Figure scripts:

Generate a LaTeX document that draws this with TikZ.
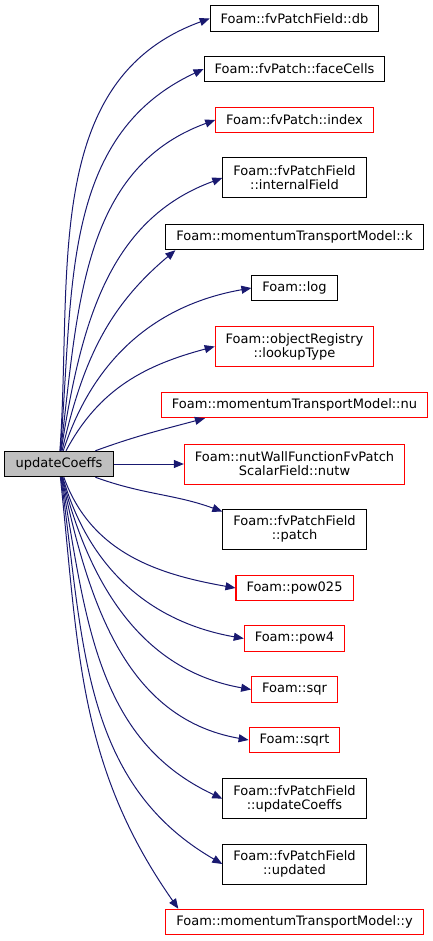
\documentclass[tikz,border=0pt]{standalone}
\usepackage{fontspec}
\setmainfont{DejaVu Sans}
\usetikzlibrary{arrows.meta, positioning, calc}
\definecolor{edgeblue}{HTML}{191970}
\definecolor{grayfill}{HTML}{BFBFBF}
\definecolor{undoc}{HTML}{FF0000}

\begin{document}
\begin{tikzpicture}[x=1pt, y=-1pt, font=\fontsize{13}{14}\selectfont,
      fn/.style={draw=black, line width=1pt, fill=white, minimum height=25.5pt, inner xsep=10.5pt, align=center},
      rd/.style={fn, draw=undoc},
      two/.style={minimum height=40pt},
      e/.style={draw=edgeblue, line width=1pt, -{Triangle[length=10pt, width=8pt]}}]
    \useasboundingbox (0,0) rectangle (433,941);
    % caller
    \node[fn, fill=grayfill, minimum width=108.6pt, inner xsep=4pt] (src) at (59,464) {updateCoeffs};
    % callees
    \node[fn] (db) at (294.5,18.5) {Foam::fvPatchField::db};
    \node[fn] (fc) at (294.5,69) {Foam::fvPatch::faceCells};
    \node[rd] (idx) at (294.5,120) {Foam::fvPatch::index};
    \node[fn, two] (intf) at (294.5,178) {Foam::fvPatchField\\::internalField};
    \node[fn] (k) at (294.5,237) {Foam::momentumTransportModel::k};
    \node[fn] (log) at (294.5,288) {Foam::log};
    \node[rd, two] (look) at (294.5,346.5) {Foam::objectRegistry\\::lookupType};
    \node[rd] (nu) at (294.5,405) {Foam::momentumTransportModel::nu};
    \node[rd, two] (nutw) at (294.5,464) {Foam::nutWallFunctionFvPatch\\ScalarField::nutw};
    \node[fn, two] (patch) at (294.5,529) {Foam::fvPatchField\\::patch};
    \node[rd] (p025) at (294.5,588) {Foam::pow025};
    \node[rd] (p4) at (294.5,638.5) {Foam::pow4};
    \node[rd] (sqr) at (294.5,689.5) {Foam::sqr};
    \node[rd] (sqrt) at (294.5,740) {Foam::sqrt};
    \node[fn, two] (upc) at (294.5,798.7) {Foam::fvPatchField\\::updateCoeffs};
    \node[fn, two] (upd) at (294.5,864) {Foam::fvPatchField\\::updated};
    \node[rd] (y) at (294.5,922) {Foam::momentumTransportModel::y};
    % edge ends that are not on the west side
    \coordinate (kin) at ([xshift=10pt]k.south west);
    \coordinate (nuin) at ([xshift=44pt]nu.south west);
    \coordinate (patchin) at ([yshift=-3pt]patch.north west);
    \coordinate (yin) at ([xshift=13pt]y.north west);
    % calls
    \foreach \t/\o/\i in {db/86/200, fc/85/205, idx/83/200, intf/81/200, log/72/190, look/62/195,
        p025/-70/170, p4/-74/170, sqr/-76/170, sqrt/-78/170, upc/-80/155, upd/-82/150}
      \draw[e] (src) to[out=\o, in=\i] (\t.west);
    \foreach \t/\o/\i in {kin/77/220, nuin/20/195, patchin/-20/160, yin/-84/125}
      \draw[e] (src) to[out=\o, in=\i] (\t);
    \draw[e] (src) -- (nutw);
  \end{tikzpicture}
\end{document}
* * *
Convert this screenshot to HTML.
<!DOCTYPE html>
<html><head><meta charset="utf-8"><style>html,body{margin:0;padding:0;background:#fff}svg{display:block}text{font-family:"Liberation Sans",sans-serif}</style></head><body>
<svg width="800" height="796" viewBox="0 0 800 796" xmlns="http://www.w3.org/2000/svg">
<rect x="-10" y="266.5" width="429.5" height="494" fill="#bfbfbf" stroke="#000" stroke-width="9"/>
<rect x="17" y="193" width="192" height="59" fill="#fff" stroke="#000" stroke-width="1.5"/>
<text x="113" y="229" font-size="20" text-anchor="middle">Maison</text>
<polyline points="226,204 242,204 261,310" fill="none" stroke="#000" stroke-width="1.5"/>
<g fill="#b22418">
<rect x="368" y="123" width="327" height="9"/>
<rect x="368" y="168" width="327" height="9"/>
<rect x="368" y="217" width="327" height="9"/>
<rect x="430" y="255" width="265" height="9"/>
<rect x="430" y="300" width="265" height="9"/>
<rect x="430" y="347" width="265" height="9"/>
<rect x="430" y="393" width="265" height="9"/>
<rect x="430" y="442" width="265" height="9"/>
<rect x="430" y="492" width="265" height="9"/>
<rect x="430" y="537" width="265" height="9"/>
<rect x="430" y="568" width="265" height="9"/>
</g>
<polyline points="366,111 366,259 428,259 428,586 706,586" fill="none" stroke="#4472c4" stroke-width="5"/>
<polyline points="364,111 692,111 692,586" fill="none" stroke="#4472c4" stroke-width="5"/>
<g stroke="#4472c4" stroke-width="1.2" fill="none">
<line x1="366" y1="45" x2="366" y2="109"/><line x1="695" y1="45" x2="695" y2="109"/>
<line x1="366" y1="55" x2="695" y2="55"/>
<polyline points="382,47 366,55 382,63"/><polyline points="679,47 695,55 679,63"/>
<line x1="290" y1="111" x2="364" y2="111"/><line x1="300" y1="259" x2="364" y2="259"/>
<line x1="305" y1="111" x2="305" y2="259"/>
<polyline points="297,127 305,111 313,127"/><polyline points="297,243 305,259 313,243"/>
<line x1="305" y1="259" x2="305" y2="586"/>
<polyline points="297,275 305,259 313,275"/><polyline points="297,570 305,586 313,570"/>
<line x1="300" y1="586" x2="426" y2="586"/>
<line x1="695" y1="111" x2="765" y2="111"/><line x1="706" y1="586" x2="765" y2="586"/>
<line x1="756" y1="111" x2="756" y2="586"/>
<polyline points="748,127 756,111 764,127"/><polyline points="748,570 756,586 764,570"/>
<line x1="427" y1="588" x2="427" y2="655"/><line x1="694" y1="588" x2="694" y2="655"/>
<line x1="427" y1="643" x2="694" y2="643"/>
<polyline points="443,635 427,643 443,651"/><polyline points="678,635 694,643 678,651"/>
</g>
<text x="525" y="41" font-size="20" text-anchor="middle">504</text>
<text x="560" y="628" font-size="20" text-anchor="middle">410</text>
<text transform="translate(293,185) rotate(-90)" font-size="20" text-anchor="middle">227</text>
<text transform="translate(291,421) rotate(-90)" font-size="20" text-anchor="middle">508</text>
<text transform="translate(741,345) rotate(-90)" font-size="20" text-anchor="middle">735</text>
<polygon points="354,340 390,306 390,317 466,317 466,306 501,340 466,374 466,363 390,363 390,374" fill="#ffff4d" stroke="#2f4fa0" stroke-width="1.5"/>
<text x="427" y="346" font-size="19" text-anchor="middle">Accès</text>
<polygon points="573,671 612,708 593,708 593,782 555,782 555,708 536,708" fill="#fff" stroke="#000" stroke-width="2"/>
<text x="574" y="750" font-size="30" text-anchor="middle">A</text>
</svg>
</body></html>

**WHAT IS EXPECTED**: Pull out each line containing the word "this" and copy it.

**WRITTEN SOLUTION**:
Generate a LaTeX document that draws this with TikZ.
Convert this screenshot to HTML.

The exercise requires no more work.